Over the years, I’ve learned a few tricks that separate a good-enough job from a professional, factory-quality finish. These small details make a huge difference in the longevity and performance of your new seal.

  • Warmth is Your Friend: Attempting this repair in cold weather is a bad idea. Adhesives cure poorly, and the new rubber seal will be stiff and difficult to work with. If possible, work in a garage or on a day when the temperature is above 60°F (15°C). You can also use a hairdryer on a low setting to gently warm the seal to make it more pliable.
  • My First Mistake: Using a Screwdriver. On my very first attempt years ago, I didn’t have a trim tool kit. I grabbed a flathead screwdriver. I managed to get the old seal out, but I left a trail of scratches and gouges in the paint inside the channel. These spots can become rust points later. A cheap plastic trim kit is one of the best investments you can make for any DIY interior car work.
  • The “Less is More” Adhesive Rule: It’s tempting to think that more glue means a stronger bond. With weatherstrip adhesive, the opposite is true. A thick, messy layer will prevent the seal from seating properly and will take forever to cure. A thin, consistent bead is all you need for a permanent, waterproof bond.
  • Patience During Curing: After all your hard work, the last thing you want is for the seal to fail because you got impatient. Respect the adhesive’s cure time. Leaving the car undisturbed for 24 hours ensures the bond reaches maximum strength before it’s subjected to wind, rain, and vibrations.

Frequently Asked Questions

How much does it cost to have a window weather seal replaced?

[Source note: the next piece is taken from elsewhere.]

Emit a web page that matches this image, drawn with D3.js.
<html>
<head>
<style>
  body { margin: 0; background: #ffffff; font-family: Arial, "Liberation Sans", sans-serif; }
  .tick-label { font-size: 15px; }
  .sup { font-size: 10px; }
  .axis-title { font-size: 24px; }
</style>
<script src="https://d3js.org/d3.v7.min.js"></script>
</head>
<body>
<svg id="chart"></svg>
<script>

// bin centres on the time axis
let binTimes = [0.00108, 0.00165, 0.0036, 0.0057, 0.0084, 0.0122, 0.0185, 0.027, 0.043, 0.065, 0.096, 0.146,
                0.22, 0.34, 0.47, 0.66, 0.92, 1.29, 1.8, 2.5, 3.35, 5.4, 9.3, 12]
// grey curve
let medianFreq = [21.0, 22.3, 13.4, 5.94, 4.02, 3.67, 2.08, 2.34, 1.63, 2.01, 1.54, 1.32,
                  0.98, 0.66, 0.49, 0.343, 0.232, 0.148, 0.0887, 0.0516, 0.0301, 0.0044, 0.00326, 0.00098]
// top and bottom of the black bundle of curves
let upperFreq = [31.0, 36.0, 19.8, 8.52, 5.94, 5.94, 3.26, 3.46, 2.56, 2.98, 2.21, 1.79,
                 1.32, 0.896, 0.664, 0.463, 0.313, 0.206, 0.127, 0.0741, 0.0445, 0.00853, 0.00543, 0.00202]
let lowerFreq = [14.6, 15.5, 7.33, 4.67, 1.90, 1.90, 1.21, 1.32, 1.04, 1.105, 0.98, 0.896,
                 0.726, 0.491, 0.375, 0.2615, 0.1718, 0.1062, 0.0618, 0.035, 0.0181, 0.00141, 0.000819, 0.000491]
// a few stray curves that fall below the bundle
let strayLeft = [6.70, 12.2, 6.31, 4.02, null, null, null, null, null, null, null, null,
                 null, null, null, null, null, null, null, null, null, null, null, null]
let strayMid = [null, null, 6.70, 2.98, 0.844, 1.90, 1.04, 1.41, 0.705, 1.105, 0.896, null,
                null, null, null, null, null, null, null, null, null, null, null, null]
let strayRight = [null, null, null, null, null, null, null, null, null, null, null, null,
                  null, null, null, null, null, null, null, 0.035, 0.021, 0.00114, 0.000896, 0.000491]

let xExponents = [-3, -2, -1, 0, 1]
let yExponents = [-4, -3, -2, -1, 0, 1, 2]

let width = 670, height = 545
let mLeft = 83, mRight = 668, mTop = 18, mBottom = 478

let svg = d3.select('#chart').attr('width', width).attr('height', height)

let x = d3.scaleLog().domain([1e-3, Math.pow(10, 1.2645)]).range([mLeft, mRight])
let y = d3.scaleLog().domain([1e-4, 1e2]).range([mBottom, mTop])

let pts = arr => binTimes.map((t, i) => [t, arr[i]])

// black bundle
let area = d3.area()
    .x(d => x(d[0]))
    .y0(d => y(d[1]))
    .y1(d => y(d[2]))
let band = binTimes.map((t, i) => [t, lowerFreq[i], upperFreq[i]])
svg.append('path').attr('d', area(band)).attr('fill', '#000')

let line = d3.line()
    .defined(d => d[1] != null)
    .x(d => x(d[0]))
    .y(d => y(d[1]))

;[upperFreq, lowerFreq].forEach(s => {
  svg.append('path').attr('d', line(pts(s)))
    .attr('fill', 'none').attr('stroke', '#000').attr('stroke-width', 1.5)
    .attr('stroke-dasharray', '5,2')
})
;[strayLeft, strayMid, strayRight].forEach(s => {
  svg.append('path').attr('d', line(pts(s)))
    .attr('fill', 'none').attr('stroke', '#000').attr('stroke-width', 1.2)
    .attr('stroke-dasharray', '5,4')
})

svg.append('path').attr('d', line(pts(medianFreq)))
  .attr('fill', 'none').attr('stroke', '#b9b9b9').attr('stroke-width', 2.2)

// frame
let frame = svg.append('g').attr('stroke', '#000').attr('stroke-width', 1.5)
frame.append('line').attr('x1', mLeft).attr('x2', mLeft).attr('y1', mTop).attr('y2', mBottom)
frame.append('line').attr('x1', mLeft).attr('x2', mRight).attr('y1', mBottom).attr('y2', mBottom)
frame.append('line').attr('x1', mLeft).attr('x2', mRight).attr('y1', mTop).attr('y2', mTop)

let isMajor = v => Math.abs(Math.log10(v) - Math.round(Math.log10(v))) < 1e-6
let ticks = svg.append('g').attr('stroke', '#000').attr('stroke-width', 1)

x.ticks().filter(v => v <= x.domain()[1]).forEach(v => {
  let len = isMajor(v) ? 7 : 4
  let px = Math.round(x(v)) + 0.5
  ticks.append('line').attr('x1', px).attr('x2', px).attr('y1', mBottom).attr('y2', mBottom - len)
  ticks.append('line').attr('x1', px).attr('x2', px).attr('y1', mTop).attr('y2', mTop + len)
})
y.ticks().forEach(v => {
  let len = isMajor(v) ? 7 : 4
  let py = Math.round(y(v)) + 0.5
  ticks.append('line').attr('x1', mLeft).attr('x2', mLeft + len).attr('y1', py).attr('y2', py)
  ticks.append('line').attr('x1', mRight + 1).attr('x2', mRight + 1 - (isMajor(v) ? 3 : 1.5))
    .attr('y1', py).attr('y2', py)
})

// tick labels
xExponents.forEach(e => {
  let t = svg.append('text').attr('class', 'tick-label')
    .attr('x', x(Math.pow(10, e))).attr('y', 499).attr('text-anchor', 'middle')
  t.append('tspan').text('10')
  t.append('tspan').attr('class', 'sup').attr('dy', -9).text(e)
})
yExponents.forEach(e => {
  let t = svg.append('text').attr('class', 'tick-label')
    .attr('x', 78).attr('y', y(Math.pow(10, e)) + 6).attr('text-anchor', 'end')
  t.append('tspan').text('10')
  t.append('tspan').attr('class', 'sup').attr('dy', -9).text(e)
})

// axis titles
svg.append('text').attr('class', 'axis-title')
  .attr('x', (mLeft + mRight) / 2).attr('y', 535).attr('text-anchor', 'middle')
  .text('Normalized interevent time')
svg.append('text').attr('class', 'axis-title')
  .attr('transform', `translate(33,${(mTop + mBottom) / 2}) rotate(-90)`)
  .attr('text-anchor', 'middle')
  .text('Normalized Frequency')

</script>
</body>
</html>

Professionally, you can expect to pay anywhere from $150 to $400 or more per window, depending on the car model and labor rates. By doing it yourself, you’re typically only paying for the part and materials, which can be as low as $40 to $100.

Can I use a universal weather seal?

While universal seals exist, it’s highly recommended to use a seal specifically designed for your vehicle’s make and model (OEM or equivalent). This ensures a perfect fit, especially in the complex corners, for a truly effective, leak-proof seal.

How long does the new seal last?

A high-quality, properly installed weather seal should last for many years, often 5 to 10 years or even longer. Factors like sun exposure (UV damage) and extreme temperatures can affect its lifespan.

What if I get adhesive on my car’s paint?

If you accidentally get adhesive on the paint, address it immediately while it’s still wet. Use a clean microfiber cloth with a small amount of adhesive remover or mineral spirits to gently dab and wipe it away. Do not let it dry.